### Task description:
All lines from the top of the records below through the line holding "const pair = arr", and only those, should be printed exactly, minus the pictures.

### Given data:
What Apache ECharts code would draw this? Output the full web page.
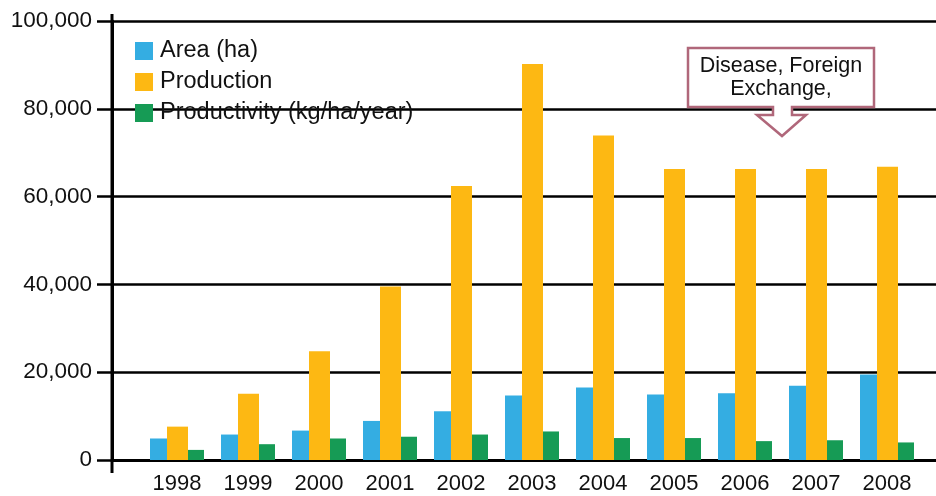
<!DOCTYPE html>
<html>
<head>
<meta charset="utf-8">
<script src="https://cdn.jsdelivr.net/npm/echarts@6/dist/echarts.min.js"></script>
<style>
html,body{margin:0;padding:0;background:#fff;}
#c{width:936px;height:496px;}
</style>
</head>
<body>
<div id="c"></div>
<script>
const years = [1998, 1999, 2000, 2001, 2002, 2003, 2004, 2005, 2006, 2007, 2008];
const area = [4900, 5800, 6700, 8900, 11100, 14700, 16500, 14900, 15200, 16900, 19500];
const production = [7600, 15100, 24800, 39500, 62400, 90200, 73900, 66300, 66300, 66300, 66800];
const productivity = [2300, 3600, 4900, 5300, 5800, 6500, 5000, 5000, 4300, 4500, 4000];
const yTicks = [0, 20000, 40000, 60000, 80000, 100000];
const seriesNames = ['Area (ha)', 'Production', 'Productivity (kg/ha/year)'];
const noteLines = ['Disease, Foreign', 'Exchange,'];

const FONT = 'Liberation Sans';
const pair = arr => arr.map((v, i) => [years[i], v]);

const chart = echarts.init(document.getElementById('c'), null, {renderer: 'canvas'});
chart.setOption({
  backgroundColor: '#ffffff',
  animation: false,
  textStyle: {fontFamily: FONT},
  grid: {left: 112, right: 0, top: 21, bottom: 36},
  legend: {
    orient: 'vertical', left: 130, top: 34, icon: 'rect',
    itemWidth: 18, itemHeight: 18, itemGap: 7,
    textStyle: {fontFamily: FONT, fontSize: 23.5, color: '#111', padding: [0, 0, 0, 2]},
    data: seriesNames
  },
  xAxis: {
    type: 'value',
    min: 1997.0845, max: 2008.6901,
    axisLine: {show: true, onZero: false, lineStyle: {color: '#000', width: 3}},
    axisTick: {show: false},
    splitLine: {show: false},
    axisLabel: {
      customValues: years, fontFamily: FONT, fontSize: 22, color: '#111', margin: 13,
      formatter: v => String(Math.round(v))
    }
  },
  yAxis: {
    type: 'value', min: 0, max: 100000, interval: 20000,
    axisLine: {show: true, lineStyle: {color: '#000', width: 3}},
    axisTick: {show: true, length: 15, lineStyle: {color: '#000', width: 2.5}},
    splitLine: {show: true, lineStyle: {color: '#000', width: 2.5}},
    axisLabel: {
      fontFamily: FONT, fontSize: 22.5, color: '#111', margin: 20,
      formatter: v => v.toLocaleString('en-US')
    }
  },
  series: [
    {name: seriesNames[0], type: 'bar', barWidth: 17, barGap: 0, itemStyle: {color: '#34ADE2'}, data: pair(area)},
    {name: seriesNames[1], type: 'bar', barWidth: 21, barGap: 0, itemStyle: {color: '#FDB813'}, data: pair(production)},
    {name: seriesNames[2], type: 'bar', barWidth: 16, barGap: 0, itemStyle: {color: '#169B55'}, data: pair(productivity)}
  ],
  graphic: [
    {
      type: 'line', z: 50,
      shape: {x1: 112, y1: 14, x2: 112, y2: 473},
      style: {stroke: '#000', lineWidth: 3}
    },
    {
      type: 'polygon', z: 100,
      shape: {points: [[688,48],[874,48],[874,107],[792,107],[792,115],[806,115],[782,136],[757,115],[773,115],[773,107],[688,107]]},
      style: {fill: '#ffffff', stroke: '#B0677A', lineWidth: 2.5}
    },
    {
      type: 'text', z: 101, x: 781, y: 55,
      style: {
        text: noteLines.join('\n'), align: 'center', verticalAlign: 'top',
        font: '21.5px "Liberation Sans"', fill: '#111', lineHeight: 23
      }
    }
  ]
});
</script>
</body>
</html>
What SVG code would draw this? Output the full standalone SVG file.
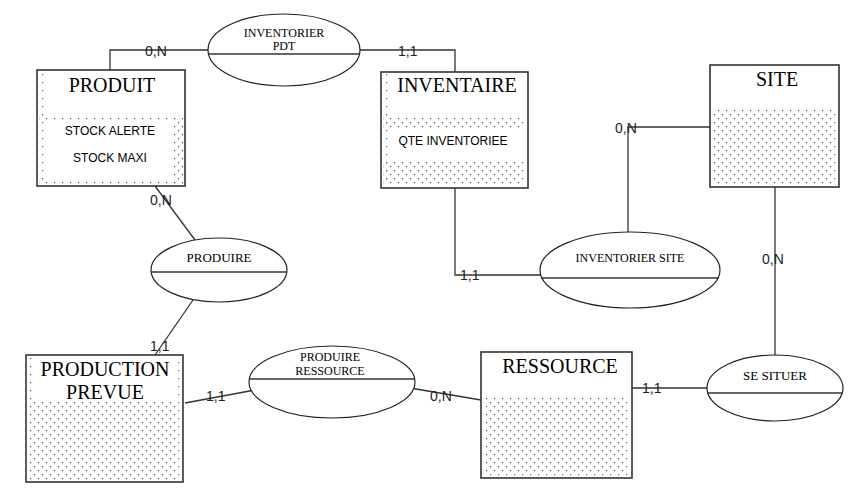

### Correct answer:
What Apache ECharts code would draw this? Output the full web page.
<!DOCTYPE html>
<html>
<head>
<meta charset="utf-8">
<script src="https://cdn.jsdelivr.net/npm/echarts@6/dist/echarts.min.js"></script>
<style>
html,body{margin:0;padding:0;background:#fff;}
#c{width:936px;height:496px;}
</style>
</head>
<body>
<div id="c"></div>
<script>
const years = [1998, 1999, 2000, 2001, 2002, 2003, 2004, 2005, 2006, 2007, 2008];
const area = [4900, 5800, 6700, 8900, 11100, 14700, 16500, 14900, 15200, 16900, 19500];
const production = [7600, 15100, 24800, 39500, 62400, 90200, 73900, 66300, 66300, 66300, 66800];
const productivity = [2300, 3600, 4900, 5300, 5800, 6500, 5000, 5000, 4300, 4500, 4000];
const yTicks = [0, 20000, 40000, 60000, 80000, 100000];
const seriesNames = ['Area (ha)', 'Production', 'Productivity (kg/ha/year)'];
const noteLines = ['Disease, Foreign', 'Exchange,'];

const FONT = 'Liberation Sans';
const pair = arr => arr.map((v, i) => [years[i], v]);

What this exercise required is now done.